3. **Find Some Divisors of M:** Think about all the numbers that divide 'P'. Let's call them d1, d2, d3, and so on, all the way up to P itself. We know their sum is 2P.
Now, let's multiply each of these divisors of 'P' by 'k'. So we get a new list of numbers: (k * d1), (k * d2), (k * d3), ..., (k * P).

4. **Are These New Numbers Divisors of M?** Yes, they are! If a number 'd' divides 'P', then 'd * k' will definitely divide 'P * k' (which is 'M'). So, every number in our new list is a divisor of 'M'.

5. **Sum These Divisors:** Let's add up all the numbers in our new list:
(k * d1) + (k * d2) + (k * d3) + ... + (k * P)
We can factor out 'k' from this sum:
k * (d1 + d2 + d3 + ... + P)
We already know that (d1 + d2 + d3 + ... + P) is the sum of all divisors of 'P', which is σ(P).
Since P is a perfect number, we know σ(P) = 2P.
So, the sum of these specific divisors of 'M' is k * (2P) = 2kP.

6. **Find Even More Divisors:** So far, we've found a bunch of divisors of 'M' (those that are k times a divisor of P), and their sum is exactly 2kP. This means the total sum of all divisors of 'M' (σ(M)) must be at least 2kP. But we need it to be *strictly greater* than 2kP for 'M' to be abundant.
Think about the number 1. The number 1 is always a divisor of any whole number. Is the number 1 in our list of divisors {k*d1, k*d2, ..., k*P}? No, because 'k' is a whole number bigger than 1. So, when you multiply any divisor 'd' by 'k' (where k > 1), the result (k*d) will always be bigger than or equal to 'k', which is bigger than 1. This means 1 is a divisor of M, but it was *not* included in our sum of 2kP.

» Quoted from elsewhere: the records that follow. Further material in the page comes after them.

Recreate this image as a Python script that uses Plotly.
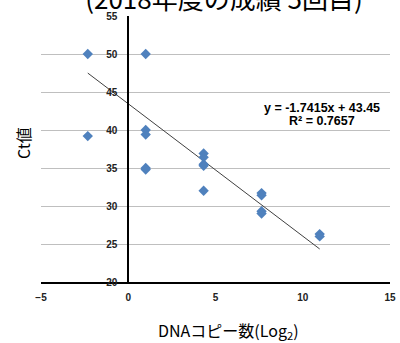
import plotly.graph_objects as go

# data
x_log2 = [-2.32, -2.32,
          1.0, 1.0, 1.0, 1.0, 1.0,
          4.32, 4.32, 4.32, 4.32, 4.32,
          7.64, 7.64, 7.64, 7.64,
          10.97, 10.97]
ct_values = [50.0, 39.2,
             50.0, 40.0, 39.4, 35.0, 34.8,
             36.9, 36.4, 35.5, 35.3, 32.0,
             31.7, 31.4, 29.3, 29.0,
             26.3, 26.0]
trend_slope = -1.7415
trend_intercept = 43.45
r_squared = 0.7657
x_ticks = [-5, 0, 5, 10, 15]
y_ticks = [20, 25, 30, 35, 40, 45, 50, 55]

x_min, x_max = min(x_log2), max(x_log2)
trend_x = [x_min, x_max]
trend_y = [trend_slope * v + trend_intercept for v in trend_x]

fig = go.Figure()
fig.add_trace(go.Scatter(x=trend_x, y=trend_y, mode="lines",
                         line=dict(color="#404040", width=1), hoverinfo="skip",
                         showlegend=False))
fig.add_trace(go.Scatter(x=x_log2, y=ct_values, mode="markers",
                         marker=dict(symbol="diamond", size=8, color="#4f81bd",
                                     line=dict(width=0)),
                         showlegend=False))

tick_font = dict(family="Liberation Sans, Arial", size=10, color="#222", weight="bold")

L, T, W, H = 41, 15.5, 349, 266.2


def px_x(px):
    return (px - L) / W


def px_y(py):
    return 1 - (py - T) / H


fig.update_layout(
    width=400, height=343,
    margin=dict(l=41, r=10, t=15.5, b=61.3, autoexpand=False),
    paper_bgcolor="white", plot_bgcolor="white",
    title=dict(text="(2018年度の成績 5回目)", x=0.56, xanchor="center",
               y=1.0, yanchor="middle", yref="container",
               font=dict(family="Noto Sans CJK JP", size=26, color="black")),
    xaxis=dict(range=[-5, 15], tickvals=x_ticks, showgrid=False, zeroline=False,
               showline=True, linecolor="black", linewidth=2,
               ticks="outside", ticklen=5, tickcolor="rgba(0,0,0,0)",
               tickfont=tick_font, fixedrange=True),
    yaxis=dict(range=[20, 55], tickvals=y_ticks, showgrid=True, gridcolor="#bfbfbf",
               gridwidth=1, zeroline=False, showline=True, linecolor="black",
               linewidth=2, anchor="free", position=0.25,
               ticks="outside", ticklen=8, tickcolor="rgba(0,0,0,0)",
               tickfont=tick_font, fixedrange=True),
    annotations=[
        dict(text="y = %.4fx + %.2f" % (trend_slope, trend_intercept),
             xref="paper", yref="paper", x=px_x(322), y=px_y(108),
             showarrow=False, xanchor="center", yanchor="middle",
             font=dict(family="Liberation Sans, Arial", size=12.5, color="black",
                       weight="bold")),
        dict(text="R² = %.4f" % r_squared,
             xref="paper", yref="paper", x=px_x(322), y=px_y(121),
             showarrow=False, xanchor="center", yanchor="middle",
             font=dict(family="Liberation Sans, Arial", size=12.5, color="black",
                       weight="bold")),
        dict(text="DNAコピー数(Log<sub>2</sub>)", xref="paper", yref="paper",
             x=px_x(228), y=px_y(330),
             showarrow=False, xanchor="center", yanchor="middle",
             font=dict(family="Noto Sans CJK JP", size=16, color="black")),
        dict(text="Ct値", xref="paper", yref="paper", textangle=-90,
             x=px_x(23.5), y=px_y(143),
             showarrow=False, xanchor="center", yanchor="middle",
             font=dict(family="Noto Sans CJK JP", size=16, color="black")),
    ],
)

fig.write_html("out.html", config={"displayModeBar": False},
               post_script="document.body.style.margin='0';document.body.style.overflow='hidden';")
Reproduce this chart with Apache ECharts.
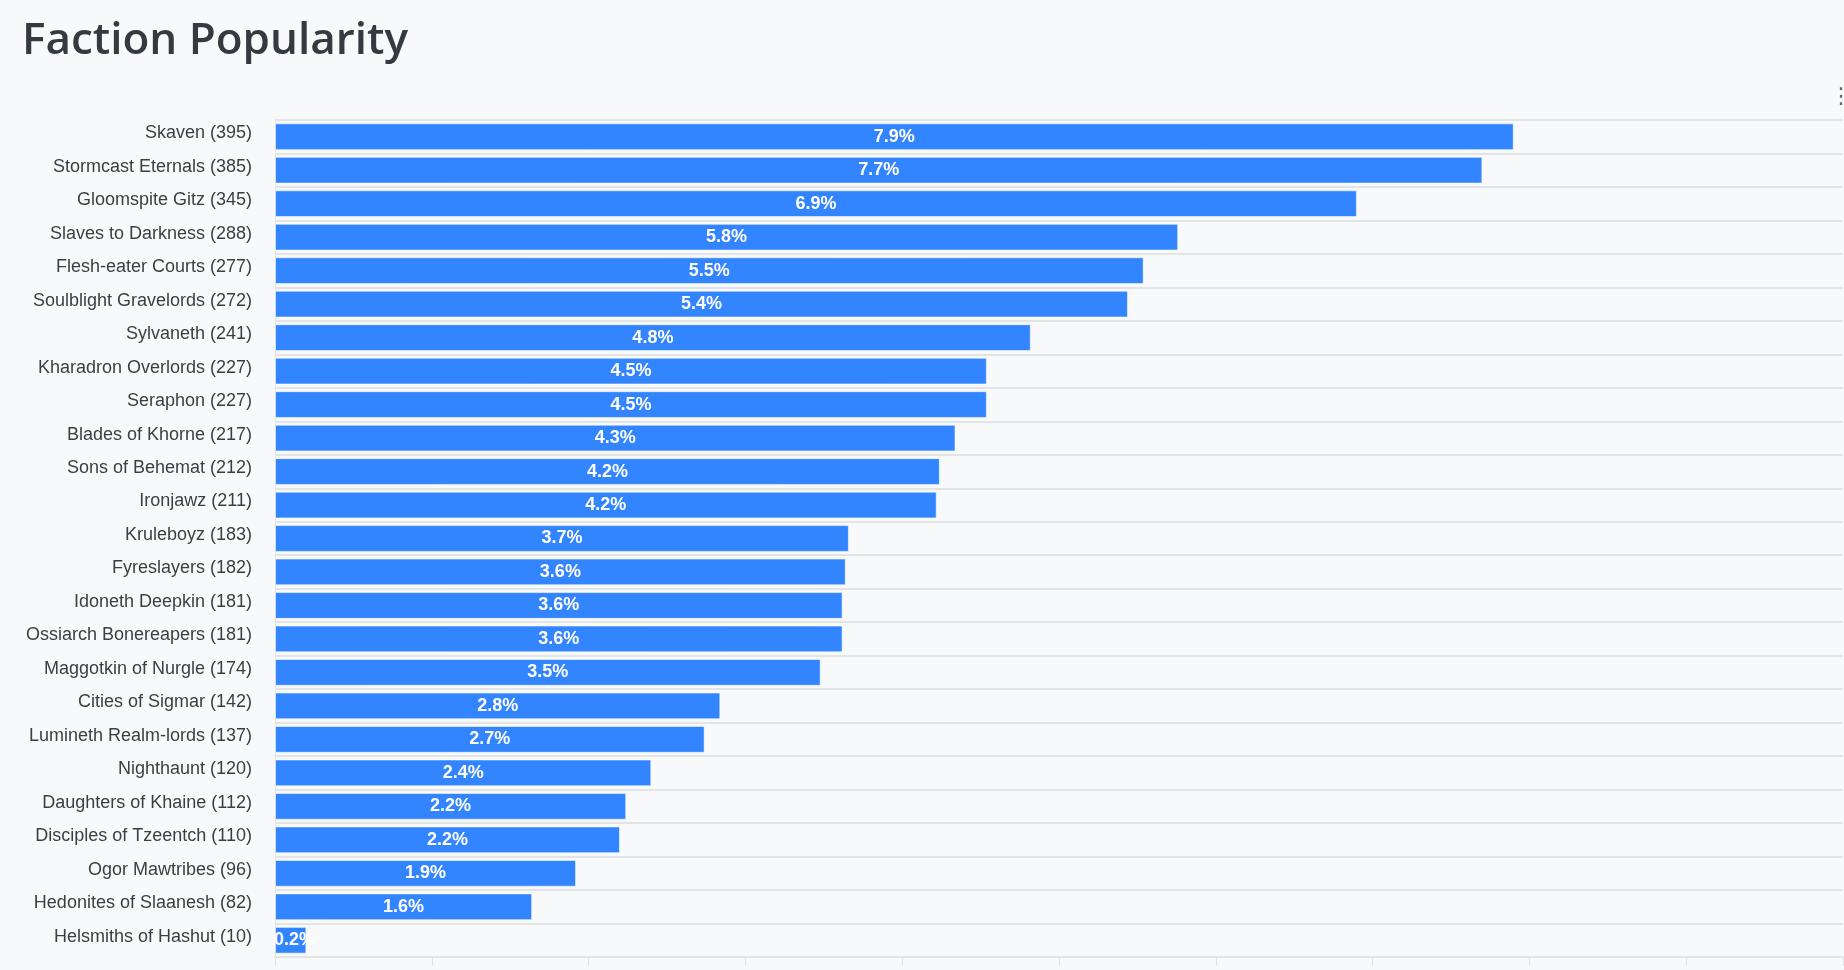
<!DOCTYPE html>
<html>
<head>
<meta charset="utf-8">
<script src="https://cdn.jsdelivr.net/npm/echarts@6/dist/echarts.min.js"></script>
<style>
html,body{margin:0;padding:0;background:#f8f9fa;}
#c{width:1844px;height:970px;}
</style>
</head>
<body>
<div id="c"></div>
<script>
const factions = ["Skaven","Stormcast Eternals","Gloomspite Gitz","Slaves to Darkness","Flesh-eater Courts","Soulblight Gravelords","Sylvaneth","Kharadron Overlords","Seraphon","Blades of Khorne","Sons of Behemat","Ironjawz","Kruleboyz","Fyreslayers","Idoneth Deepkin","Ossiarch Bonereapers","Maggotkin of Nurgle","Cities of Sigmar","Lumineth Realm-lords","Nighthaunt","Daughters of Khaine","Disciples of Tzeentch","Ogor Mawtribes","Hedonites of Slaanesh","Helsmiths of Hashut"];
const counts = [395,385,345,288,277,272,241,227,227,217,212,211,183,182,181,181,174,142,137,120,112,110,96,82,10];
const percents = ["7.9%","7.7%","6.9%","5.8%","5.5%","5.4%","4.8%","4.5%","4.5%","4.3%","4.2%","4.2%","3.7%","3.6%","3.6%","3.6%","3.5%","2.8%","2.7%","2.4%","2.2%","2.2%","1.9%","1.6%","0.2%"];
const axisMin = 0, axisMax = 500, axisStep = 50;
const titleText = "Faction Popularity";

const labels = factions.map((f,i)=>f+" ("+counts[i]+")");
const chart = echarts.init(document.getElementById('c'));
chart.setOption({
  backgroundColor:'#f8f9fa',
  animation:false,
  title:{text:titleText,left:17,top:14,textStyle:{fontFamily:'Open Sans',fontSize:44,fontWeight:600,color:'#343a40'}},
  graphic:[{type:'text',right:-8,top:86,style:{text:'⋮',fontSize:22,fill:'#666',fontFamily:'DejaVu Sans'}}],
  grid:{left:275,right:1,top:120,bottom:13,containLabel:false},
  xAxis:{type:'value',min:axisMin,max:axisMax,interval:axisStep,
    axisLabel:{show:false},
    axisLine:{show:true,lineStyle:{color:'#e3e4e6',width:2}},
    axisTick:{show:true,length:9,lineStyle:{color:'#e3e4e6',width:1}},
    splitLine:{show:false}},
  yAxis:{type:'category',data:labels,inverse:true,
    axisLine:{show:true,lineStyle:{color:'#e3e4e6',width:1}},
    axisTick:{show:false},
    axisLabel:{margin:23,formatter:v=>'{a|'+v+'}',
      rich:{a:{fontFamily:'Liberation Sans',fontSize:18,color:'#3b3f44',padding:[0,0,7,0]}}},
    splitLine:{show:true,lineStyle:{color:'#e3e4e6',width:2}}},
  series:[{type:'bar',data:counts,barCategoryGap:'20%',
    itemStyle:{color:'#3385ff',borderColor:'rgba(255,255,255,0.55)',borderWidth:1},
    label:{show:true,position:'inside',color:'#fff',fontWeight:'bold',fontFamily:'Liberation Sans',fontSize:18,
      formatter:p=>percents[p.dataIndex]},
    labelLayout:function(params){
      if(params.labelRect.x < params.rect.x){
        return {dx: params.rect.x - params.labelRect.x - 1};
      }
      return {};
    }}]
});
</script>
</body>
</html>
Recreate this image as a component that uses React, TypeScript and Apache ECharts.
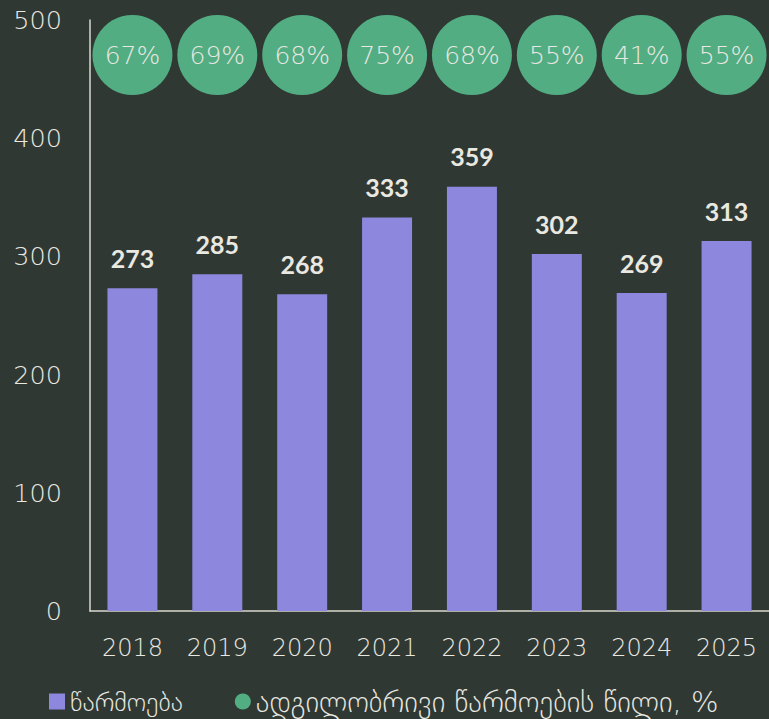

7. **Conclusion:** Since the sum of all divisors of 'M' (σ(M)) includes at least the sum of 2kP, *plus* the number 1 (and possibly other divisors we didn't count!), then σ(M) must be strictly greater than 2kP.
Since M = kP, this means σ(M) > 2M.
By definition, any number whose sum of divisors is greater than twice the number itself is an abundant number. So, any multiple of a perfect number (other than the perfect number itself) is abundant!